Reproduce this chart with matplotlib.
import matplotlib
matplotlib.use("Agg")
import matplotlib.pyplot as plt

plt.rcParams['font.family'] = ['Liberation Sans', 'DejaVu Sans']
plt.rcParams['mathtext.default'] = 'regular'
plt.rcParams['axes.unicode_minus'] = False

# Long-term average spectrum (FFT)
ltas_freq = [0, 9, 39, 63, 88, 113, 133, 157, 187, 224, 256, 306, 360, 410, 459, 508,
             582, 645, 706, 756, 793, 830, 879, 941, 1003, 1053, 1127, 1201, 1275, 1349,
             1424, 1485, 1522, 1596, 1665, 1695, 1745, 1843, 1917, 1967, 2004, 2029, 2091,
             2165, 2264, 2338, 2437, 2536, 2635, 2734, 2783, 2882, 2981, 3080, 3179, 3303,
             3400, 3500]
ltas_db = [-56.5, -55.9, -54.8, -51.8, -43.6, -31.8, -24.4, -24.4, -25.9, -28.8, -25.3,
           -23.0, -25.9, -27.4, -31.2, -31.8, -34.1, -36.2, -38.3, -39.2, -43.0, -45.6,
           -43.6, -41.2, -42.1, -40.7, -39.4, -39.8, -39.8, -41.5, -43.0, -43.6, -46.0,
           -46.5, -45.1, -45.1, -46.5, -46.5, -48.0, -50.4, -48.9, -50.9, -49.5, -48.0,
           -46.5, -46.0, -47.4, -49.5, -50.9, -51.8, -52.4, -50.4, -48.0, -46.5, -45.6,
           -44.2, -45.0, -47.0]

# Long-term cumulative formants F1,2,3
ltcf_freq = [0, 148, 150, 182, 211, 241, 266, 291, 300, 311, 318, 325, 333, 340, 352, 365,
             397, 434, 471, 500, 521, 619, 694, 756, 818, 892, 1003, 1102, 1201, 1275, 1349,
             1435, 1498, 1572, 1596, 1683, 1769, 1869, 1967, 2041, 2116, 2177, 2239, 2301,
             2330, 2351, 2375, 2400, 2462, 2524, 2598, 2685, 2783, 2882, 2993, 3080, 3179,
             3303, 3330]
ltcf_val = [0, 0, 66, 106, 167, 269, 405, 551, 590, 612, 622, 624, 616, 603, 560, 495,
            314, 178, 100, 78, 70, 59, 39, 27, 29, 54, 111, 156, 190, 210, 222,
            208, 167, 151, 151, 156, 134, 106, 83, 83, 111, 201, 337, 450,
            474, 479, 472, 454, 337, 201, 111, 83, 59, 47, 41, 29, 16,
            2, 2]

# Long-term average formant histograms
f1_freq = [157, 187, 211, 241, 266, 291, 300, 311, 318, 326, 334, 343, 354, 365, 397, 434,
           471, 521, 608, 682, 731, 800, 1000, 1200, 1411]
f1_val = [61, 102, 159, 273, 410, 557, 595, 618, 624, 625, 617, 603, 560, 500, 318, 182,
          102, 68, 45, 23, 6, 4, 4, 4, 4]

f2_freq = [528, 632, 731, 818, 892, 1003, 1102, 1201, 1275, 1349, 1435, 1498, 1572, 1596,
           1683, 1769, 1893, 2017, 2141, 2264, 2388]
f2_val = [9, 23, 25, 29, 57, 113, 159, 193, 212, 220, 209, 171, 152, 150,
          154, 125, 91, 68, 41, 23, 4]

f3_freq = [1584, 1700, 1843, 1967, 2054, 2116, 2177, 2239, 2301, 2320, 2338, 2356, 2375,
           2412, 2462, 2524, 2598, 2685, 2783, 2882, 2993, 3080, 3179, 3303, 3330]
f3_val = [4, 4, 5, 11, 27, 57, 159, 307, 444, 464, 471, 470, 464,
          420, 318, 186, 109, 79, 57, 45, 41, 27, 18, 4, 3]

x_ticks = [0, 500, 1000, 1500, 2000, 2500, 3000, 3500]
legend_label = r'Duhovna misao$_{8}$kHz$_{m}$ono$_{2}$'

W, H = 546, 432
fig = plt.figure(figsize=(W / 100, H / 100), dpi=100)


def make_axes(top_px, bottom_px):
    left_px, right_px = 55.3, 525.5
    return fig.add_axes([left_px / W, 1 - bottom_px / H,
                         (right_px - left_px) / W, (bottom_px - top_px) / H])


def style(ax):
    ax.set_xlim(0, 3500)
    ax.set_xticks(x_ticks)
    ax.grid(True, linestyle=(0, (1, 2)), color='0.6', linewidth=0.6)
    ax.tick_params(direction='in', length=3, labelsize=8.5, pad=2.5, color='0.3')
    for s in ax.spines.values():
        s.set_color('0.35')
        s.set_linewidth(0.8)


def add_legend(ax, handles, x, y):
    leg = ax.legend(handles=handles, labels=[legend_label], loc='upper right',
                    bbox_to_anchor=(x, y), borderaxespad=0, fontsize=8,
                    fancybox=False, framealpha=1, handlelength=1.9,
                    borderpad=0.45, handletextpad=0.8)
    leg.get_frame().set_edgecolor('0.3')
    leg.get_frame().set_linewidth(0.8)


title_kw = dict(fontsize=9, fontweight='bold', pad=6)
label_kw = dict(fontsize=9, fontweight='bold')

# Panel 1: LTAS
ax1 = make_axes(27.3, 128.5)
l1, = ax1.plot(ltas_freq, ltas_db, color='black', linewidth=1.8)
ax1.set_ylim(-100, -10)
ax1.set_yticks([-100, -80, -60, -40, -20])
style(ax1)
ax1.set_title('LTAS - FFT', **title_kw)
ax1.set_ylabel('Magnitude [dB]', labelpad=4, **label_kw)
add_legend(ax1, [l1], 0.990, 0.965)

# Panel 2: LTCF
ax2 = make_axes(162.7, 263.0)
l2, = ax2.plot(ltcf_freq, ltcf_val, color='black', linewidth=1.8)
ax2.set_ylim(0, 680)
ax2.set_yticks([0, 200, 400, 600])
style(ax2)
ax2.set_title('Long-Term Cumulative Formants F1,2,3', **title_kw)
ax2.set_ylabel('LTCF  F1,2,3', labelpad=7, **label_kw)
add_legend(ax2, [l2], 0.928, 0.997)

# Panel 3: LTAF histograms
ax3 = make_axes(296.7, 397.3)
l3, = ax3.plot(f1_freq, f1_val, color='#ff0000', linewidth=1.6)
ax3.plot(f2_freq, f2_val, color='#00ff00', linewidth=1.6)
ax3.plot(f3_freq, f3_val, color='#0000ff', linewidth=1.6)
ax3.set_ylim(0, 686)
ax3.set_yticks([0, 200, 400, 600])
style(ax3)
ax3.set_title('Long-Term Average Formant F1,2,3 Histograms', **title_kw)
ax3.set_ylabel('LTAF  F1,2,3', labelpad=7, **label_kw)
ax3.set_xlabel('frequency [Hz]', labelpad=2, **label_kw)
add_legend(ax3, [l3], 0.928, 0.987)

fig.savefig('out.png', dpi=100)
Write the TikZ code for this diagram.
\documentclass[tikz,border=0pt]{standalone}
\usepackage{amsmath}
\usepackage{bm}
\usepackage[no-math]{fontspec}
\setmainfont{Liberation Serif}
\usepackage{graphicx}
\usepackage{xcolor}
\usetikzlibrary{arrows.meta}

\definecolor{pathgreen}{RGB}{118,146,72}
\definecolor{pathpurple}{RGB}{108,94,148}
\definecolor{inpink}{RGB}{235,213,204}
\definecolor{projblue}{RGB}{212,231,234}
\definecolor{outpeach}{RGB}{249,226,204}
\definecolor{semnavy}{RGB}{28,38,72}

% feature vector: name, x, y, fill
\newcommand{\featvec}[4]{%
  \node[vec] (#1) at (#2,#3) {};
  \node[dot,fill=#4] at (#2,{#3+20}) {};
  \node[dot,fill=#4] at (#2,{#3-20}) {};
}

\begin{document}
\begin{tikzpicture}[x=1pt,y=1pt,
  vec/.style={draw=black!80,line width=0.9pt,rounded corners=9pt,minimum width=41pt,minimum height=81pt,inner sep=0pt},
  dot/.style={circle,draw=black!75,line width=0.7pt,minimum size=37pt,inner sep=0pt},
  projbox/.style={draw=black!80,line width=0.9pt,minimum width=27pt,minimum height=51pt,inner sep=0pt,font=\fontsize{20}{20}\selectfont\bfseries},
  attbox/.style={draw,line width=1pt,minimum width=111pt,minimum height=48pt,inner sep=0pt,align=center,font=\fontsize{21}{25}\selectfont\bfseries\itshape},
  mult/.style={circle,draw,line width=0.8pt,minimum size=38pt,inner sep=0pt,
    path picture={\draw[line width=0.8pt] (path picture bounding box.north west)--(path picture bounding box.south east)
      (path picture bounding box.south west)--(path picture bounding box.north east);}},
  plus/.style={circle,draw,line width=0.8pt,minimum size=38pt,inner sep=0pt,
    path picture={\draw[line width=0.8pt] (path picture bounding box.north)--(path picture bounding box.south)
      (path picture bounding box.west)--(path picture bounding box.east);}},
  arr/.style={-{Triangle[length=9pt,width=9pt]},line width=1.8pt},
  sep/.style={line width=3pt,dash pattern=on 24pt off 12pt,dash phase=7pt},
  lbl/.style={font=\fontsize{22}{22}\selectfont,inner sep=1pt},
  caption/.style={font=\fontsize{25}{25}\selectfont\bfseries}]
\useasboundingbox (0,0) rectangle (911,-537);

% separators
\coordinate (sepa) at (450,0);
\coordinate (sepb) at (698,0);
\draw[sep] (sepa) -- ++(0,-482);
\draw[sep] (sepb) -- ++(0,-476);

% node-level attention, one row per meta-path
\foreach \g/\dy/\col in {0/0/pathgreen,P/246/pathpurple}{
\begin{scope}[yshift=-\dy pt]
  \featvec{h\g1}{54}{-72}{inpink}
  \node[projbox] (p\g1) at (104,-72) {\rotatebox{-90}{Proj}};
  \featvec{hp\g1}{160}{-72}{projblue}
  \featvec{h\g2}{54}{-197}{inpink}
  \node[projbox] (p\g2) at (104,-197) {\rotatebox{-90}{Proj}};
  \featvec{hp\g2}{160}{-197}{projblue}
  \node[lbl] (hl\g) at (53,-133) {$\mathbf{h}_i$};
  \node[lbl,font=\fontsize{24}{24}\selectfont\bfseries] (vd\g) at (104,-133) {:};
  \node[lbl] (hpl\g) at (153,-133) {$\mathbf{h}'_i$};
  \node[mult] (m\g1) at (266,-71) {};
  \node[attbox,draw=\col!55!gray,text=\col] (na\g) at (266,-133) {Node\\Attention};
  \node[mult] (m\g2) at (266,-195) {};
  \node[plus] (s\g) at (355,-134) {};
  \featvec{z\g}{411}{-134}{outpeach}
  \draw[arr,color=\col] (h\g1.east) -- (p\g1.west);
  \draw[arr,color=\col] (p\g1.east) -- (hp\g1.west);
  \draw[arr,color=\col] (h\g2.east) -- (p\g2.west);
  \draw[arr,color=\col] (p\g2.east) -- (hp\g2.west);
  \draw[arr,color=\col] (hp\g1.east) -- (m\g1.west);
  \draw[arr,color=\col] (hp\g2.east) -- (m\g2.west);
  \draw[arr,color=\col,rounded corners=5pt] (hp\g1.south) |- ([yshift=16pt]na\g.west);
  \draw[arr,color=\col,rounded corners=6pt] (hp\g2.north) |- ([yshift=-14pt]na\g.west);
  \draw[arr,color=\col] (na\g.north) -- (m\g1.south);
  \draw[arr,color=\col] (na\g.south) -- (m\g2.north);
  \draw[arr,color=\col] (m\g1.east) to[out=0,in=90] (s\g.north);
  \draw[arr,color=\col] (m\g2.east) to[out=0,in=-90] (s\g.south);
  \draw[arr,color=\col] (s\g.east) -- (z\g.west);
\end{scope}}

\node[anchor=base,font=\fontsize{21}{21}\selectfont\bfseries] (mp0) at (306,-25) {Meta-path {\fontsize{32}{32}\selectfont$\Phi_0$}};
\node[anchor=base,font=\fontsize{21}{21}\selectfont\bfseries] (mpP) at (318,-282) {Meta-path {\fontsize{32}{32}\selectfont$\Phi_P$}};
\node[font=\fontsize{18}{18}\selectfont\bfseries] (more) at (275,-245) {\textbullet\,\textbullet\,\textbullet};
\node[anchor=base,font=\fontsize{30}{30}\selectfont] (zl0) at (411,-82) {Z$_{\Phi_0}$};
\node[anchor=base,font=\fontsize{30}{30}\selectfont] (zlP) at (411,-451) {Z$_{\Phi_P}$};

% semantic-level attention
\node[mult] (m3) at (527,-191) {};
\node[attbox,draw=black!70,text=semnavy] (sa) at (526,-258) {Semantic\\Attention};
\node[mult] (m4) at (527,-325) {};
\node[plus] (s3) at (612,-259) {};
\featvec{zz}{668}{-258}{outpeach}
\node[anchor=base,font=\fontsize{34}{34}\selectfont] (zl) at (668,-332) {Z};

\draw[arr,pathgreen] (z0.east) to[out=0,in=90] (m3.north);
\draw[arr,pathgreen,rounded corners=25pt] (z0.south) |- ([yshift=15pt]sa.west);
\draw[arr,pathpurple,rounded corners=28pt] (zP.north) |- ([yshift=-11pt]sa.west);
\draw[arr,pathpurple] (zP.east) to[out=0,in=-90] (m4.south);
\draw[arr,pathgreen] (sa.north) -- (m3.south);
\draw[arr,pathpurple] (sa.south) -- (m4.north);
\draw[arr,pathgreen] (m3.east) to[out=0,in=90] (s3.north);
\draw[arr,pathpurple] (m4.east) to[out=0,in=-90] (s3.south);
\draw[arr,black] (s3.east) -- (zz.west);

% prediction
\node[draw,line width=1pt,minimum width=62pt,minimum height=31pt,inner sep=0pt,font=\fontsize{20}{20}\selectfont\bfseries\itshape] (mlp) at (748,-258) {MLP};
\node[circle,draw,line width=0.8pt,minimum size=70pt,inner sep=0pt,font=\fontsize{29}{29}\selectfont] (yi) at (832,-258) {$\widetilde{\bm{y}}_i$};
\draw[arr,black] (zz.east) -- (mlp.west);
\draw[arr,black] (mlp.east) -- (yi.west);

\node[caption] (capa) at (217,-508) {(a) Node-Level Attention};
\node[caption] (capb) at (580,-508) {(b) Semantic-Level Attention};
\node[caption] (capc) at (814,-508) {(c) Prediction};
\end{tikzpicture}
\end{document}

## PROBLEM DETAILS
Repeat the lines from the first one in the records through the line containing "plt.rcParams['axes.unicode_minus'] = False", exactly as written, and nothing else.

## EXPECTED OUTPUT
Reproduce this chart with matplotlib.
import matplotlib
matplotlib.use("Agg")
import matplotlib.pyplot as plt

plt.rcParams['font.family'] = ['Liberation Sans', 'DejaVu Sans']
plt.rcParams['mathtext.default'] = 'regular'
plt.rcParams['axes.unicode_minus'] = False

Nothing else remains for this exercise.